Roger could scarcely have been surprised by mention of the car incident. It was typical of the incidents that were enumerated. Out of necessity domestic abuse procedures are routinely instigated upon a pro se petition and consequently, as observed in Smith, some leeway must be accorded from precision in draftsmanship. We think Roger had fair notice that incidents of alleged assaults closely similar to those listed were likely to be raised at the hearing. Roger's trial response to the car incident bears this out. We note that Roger testified about the car incident without objection. Indeed Roger's trial response to the car incident differed in no way from his responses to the other incidents. This confirms that he was not unfairly surprised by the introduction of this evidence.
We therefore conclude Roger's notice satisfied the first fundamental requirement of *844 due process. There is no question on the second due process requirementan opportunity to be heard. After hearing Beatrice's testimony, Roger explained his version of the car incident during his own.
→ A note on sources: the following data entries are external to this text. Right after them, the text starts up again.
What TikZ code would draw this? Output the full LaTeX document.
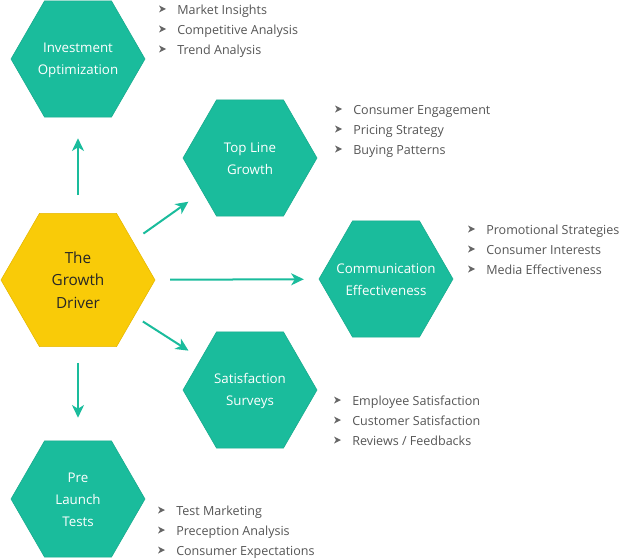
\documentclass[tikz,border=0pt]{standalone}
\usepackage{fontspec}
\setmainfont{Open Sans}
\usetikzlibrary{shapes.geometric,arrows.meta}
\definecolor{tealc}{HTML}{1ABC9C}
\definecolor{tealedge}{HTML}{17A98C}
\definecolor{goldc}{HTML}{F9CB08}
\definecolor{goldedge}{HTML}{E5B700}
\definecolor{txtgray}{HTML}{555555}
\definecolor{bulgray}{HTML}{666666}
\tikzset{
  hexa/.style={regular polygon, regular polygon sides=6, inner sep=0pt,
    minimum size=100.5pt, fill=tealc, draw=tealedge, line width=0.4pt},
  bighexa/.style={hexa, minimum size=115.5pt, fill=goldc, draw=goldedge},
  hextext/.style={text=white, font=\fontsize{10}{16.5}\selectfont, align=center, yshift=-0.75pt},
  drvtext/.style={text=black!85, font=\fontsize{11.5}{17}\selectfont, align=center},
  itemtext/.style={text=txtgray, font=\fontsize{9.4}{12}\selectfont, inner sep=0pt, anchor=base west},
  arr/.style={draw=tealc, line width=1.5pt, -{Stealth[length=9.5pt,width=9pt,inset=2.8pt]}},
}
\newcommand{\bulletlist}[4]{% prefix, text x, first center y, items
  \foreach \t [count=\i] in {#4} {
    \node[itemtext] (#1\i) at (#2, #3+20*\i-20+5.2) {\t};
    \fill[bulgray] (#2-18, #3+20*\i-20-3.5) -- (#2-11, #3+20*\i-20)
      -- (#2-18, #3+20*\i-20+3.5) -- (#2-16, #3+20*\i-20) -- cycle;
  }
}
\begin{document}
\begin{tikzpicture}[x=0.75pt, y=-0.75pt]
\useasboundingbox (0,0) rectangle (621,560);
% hexagons
\node[bighexa, label={[drvtext]center:The\\Growth\\Driver}] (drv) at (78,280) {};
\node[hexa, label={[hextext]center:Investment\\Optimization}] (inv) at (78,59) {};
\node[hexa, label={[hextext]center:Top Line\\Growth}] (top) at (250,158) {};
\node[hexa, label={[hextext]center:Communication\\Effectiveness}] (com) at (386,279) {};
\node[hexa, label={[hextext]center:Satisfaction\\Surveys}] (sat) at (250,390) {};
\node[hexa, label={[hextext]center:Pre\\Launch\\Tests}] (pre) at (78,499) {};
% connectors
\draw[arr, shorten <=13.5pt, shorten >=15.75pt] (drv) -- (inv);
\draw[arr, shorten <=9.75pt, shorten >=12.75pt] (drv) -- (top);
\draw[arr, shorten <=11.25pt, shorten >=11.25pt] (drv) -- (com);
\draw[arr, shorten <=7.5pt, shorten >=11pt] (drv) -- (sat);
\draw[arr, shorten <=12pt, shorten >=17.25pt] (drv) -- (pre);
% lists
\bulletlist{inv-}{177}{9}{Market Insights, Competitive Analysis, Trend Analysis}
\bulletlist{top-}{353}{109}{Consumer Engagement, Pricing Strategy, Buying Patterns}
\bulletlist{com-}{486}{229}{Promotional Strategies, Consumer Interests, Media Effectiveness}
\bulletlist{sat-}{352}{400}{Employee Satisfaction, Customer Satisfaction, Reviews / Feedbacks}
\bulletlist{pre-}{176}{510}{Test Marketing, Preception Analysis, Consumer Expectations}
\end{tikzpicture}
\end{document}
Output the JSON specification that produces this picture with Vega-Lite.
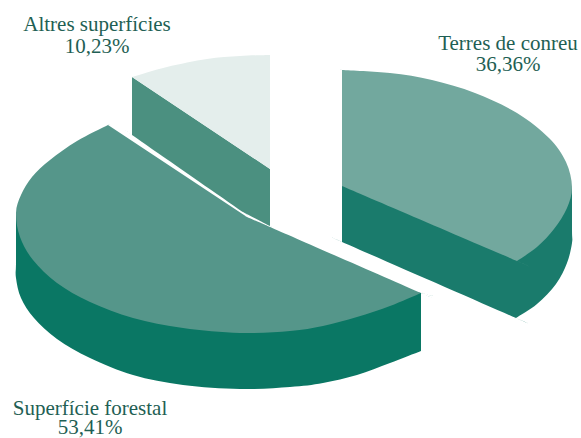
{"$schema":"https://vega.github.io/schema/vega-lite/v6.json","width":581,"height":438,"padding":0,"autosize":"none","background":"white","view":{"stroke":null},
"datasets":{"shapes":[
{"part":"Altres costat","o":1,"x":132,"y":77},{"part":"Altres costat","o":1,"x":132,"y":77},{"part":"Altres costat","o":2,"x":132,"y":135},{"part":"Altres costat","o":2,"x":132,"y":135},{"part":"Altres costat","o":2,"x":132,"y":135},{"part":"Altres costat","o":3,"x":243,"y":212},{"part":"Altres costat","o":3,"x":243,"y":212},{"part":"Altres costat","o":3,"x":243,"y":212},{"part":"Altres costat","o":5,"x":270,"y":226},{"part":"Altres costat","o":5,"x":270,"y":226},{"part":"Altres costat","o":5,"x":270,"y":226},{"part":"Altres costat","o":6,"x":270,"y":169},
{"part":"Altres","o":1,"x":132,"y":77},{"part":"Altres","o":1,"x":132,"y":77},{"part":"Altres","o":2,"x":167,"y":67},{"part":"Altres","o":3,"x":207,"y":59},{"part":"Altres","o":4,"x":240,"y":56},{"part":"Altres","o":5,"x":270,"y":55},{"part":"Altres","o":5,"x":270,"y":55},{"part":"Altres","o":5,"x":270,"y":55},{"part":"Altres","o":6,"x":270,"y":169},
{"part":"Terres costat","o":1,"x":342,"y":186},{"part":"Terres costat","o":1,"x":342,"y":186},{"part":"Terres costat","o":2,"x":342,"y":242},{"part":"Terres costat","o":2,"x":342,"y":242},{"part":"Terres costat","o":2,"x":342,"y":242},{"part":"Terres costat","o":3,"x":516,"y":318},{"part":"Terres costat","o":3,"x":516,"y":318},{"part":"Terres costat","o":3,"x":516,"y":318},{"part":"Terres costat","o":4,"x":537,"y":304},{"part":"Terres costat","o":5,"x":556,"y":284},{"part":"Terres costat","o":6,"x":567,"y":263},{"part":"Terres costat","o":7,"x":572,"y":243},{"part":"Terres costat","o":8,"x":572,"y":230},{"part":"Terres costat","o":9,"x":572,"y":187},
{"part":"Terres","o":1,"x":342,"y":70},{"part":"Terres","o":1,"x":342,"y":70},{"part":"Terres","o":2,"x":390,"y":73},{"part":"Terres","o":3,"x":432,"y":80},{"part":"Terres","o":4,"x":475,"y":93},{"part":"Terres","o":5,"x":517,"y":113},{"part":"Terres","o":6,"x":549,"y":138},{"part":"Terres","o":7,"x":566,"y":162},{"part":"Terres","o":8,"x":572,"y":187},{"part":"Terres","o":9,"x":567,"y":208},{"part":"Terres","o":10,"x":554,"y":229},{"part":"Terres","o":11,"x":537,"y":247},{"part":"Terres","o":12,"x":517,"y":261},{"part":"Terres","o":12,"x":517,"y":261},{"part":"Terres","o":12,"x":517,"y":261},{"part":"Terres","o":13,"x":342,"y":186},
{"part":"Forestal costat","o":1,"x":16,"y":213},{"part":"Forestal costat","o":1,"x":16,"y":213},{"part":"Forestal costat","o":2,"x":16,"y":262},{"part":"Forestal costat","o":3,"x":16,"y":278},{"part":"Forestal costat","o":4,"x":21,"y":298},{"part":"Forestal costat","o":5,"x":34,"y":318},{"part":"Forestal costat","o":6,"x":57,"y":339},{"part":"Forestal costat","o":7,"x":90,"y":358},{"part":"Forestal costat","o":8,"x":133,"y":375},{"part":"Forestal costat","o":9,"x":183,"y":385},{"part":"Forestal costat","o":10,"x":240,"y":389},{"part":"Forestal costat","o":11,"x":290,"y":387},{"part":"Forestal costat","o":12,"x":323,"y":383},{"part":"Forestal costat","o":13,"x":357,"y":375},{"part":"Forestal costat","o":14,"x":390,"y":363},{"part":"Forestal costat","o":15,"x":421,"y":351},{"part":"Forestal costat","o":15,"x":421,"y":351},{"part":"Forestal costat","o":15,"x":421,"y":351},{"part":"Forestal costat","o":16,"x":421,"y":293},{"part":"Forestal costat","o":16,"x":421,"y":293},{"part":"Forestal costat","o":16,"x":421,"y":293},{"part":"Forestal costat","o":17,"x":240,"y":250},
{"part":"Forestal","o":1,"x":108,"y":125},{"part":"Forestal","o":1,"x":108,"y":125},{"part":"Forestal","o":2,"x":77,"y":141},{"part":"Forestal","o":3,"x":50,"y":160},{"part":"Forestal","o":4,"x":32,"y":177},{"part":"Forestal","o":5,"x":21,"y":195},{"part":"Forestal","o":6,"x":16,"y":213},{"part":"Forestal","o":7,"x":20,"y":237},{"part":"Forestal","o":8,"x":33,"y":260},{"part":"Forestal","o":9,"x":57,"y":283},{"part":"Forestal","o":10,"x":90,"y":302},{"part":"Forestal","o":11,"x":133,"y":318},{"part":"Forestal","o":12,"x":183,"y":328},{"part":"Forestal","o":13,"x":240,"y":333},{"part":"Forestal","o":14,"x":290,"y":331},{"part":"Forestal","o":15,"x":323,"y":326},{"part":"Forestal","o":16,"x":357,"y":317},{"part":"Forestal","o":17,"x":390,"y":306},{"part":"Forestal","o":18,"x":421,"y":293},{"part":"Forestal","o":18,"x":421,"y":293},{"part":"Forestal","o":18,"x":421,"y":293},{"part":"Forestal","o":19,"x":270,"y":227},{"part":"Forestal","o":19,"x":270,"y":227},{"part":"Forestal","o":19,"x":270,"y":227},{"part":"Forestal","o":20,"x":247,"y":217},{"part":"Forestal","o":20,"x":247,"y":217},{"part":"Forestal","o":20,"x":247,"y":217}
],
"labels":[
{"t":"Altres superfícies","x":97,"y":31},{"t":"10,23%","x":97,"y":53},
{"t":"Terres de conreu","x":508,"y":50},{"t":"36,36%","x":508,"y":71},
{"t":"Superfície forestal","x":90,"y":415},{"t":"53,41%","x":90,"y":434}
]},
"layer":[
{"data":{"name":"shapes"},"mark":{"type":"line","filled":true,"strokeWidth":0,"interpolate":"cardinal","tension":0},
"encoding":{
"x":{"field":"x","type":"quantitative","scale":{"domain":[0,581],"nice":false,"zero":false},"axis":null},
"y":{"field":"y","type":"quantitative","scale":{"domain":[438,0],"nice":false,"zero":false},"axis":null},
"order":{"field":"o","type":"quantitative"},
"color":{"field":"part","type":"nominal","legend":null,"scale":{
"domain":["Altres costat","Altres","Terres costat","Terres","Forestal costat","Forestal"],
"range":["#4b9080","#e4eeec","#1a7b6c","#72a89e","#0a7764","#55968a"]}}}},
{"data":{"name":"labels"},"mark":{"type":"text","font":"Liberation Serif","fontSize":21,"color":"#1f5f54","align":"center","baseline":"alphabetic"},
"encoding":{
"x":{"field":"x","type":"quantitative","scale":{"domain":[0,581],"nice":false,"zero":false},"axis":null},
"y":{"field":"y","type":"quantitative","scale":{"domain":[438,0],"nice":false,"zero":false},"axis":null},
"text":{"field":"t"}}}
]}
III. We emphatically reject Roger's contention that this case is analogous to parental termination cases where due process requirements are more strict. Parental rights belong in the category of fundamental interests. Prince v. Massachusetts, 321 U.S. 158, 166, 64 S. Ct. 438, 442, 88 L. Ed. 645, 652 (1944). Roger did not suffer deprivation of a fundamental, constitutionally protected interest when ordered to "cease domestic abuse" of Beatrice. The district court order specifically noted that "the parties may have contact in connection with transfer of the children for visitation."
IV. Roger separately advances his due process claim under the criteria explained in Mathews v. Eldridge, 424 U.S. 319, 96 S. Ct. 893, 47 L. Ed. 2d 18 (1976). Under Mathews, in determining the specific dictates of due process, one should consider: (1) the private interest affected; (2) the risk of erroneous deprivation and probable value, if any, of additional or substitute procedural safeguards; and (3) the government's interest. 424 U.S. at 335, 96 S. Ct. at 903, 47 L. Ed. 2d at 33. Roger complains he suffered stigma because he was declared a domestic abuser. We think the risk of erroneous deprivation was relatively small: Roger was represented by counsel at a formal judicial hearing, and he testified about the incident. The trial court found Beatrice's testimony more credible. This conclusion was buttressed by the court's reliance on other witnesses' testimony concerning other incidents of Roger's aggressive behavior. We note the car incident was not the only one relied on by the court in issuing the protective order.
With regard to the third Mathews factor, the government's interest here was protecting a citizen from potential bodily injury. Balancing these factors, it does not appear Roger's interest could have been substantially better protected by adherence to rigid pleading requirements. He did not call any witnesses to rebut the eight charges which Beatrice did list and he did not refer to any witnesses in his explanation of the car incident. We conclude he was given full opportunity to present his side of the story.
Roger's due process rights were not violated.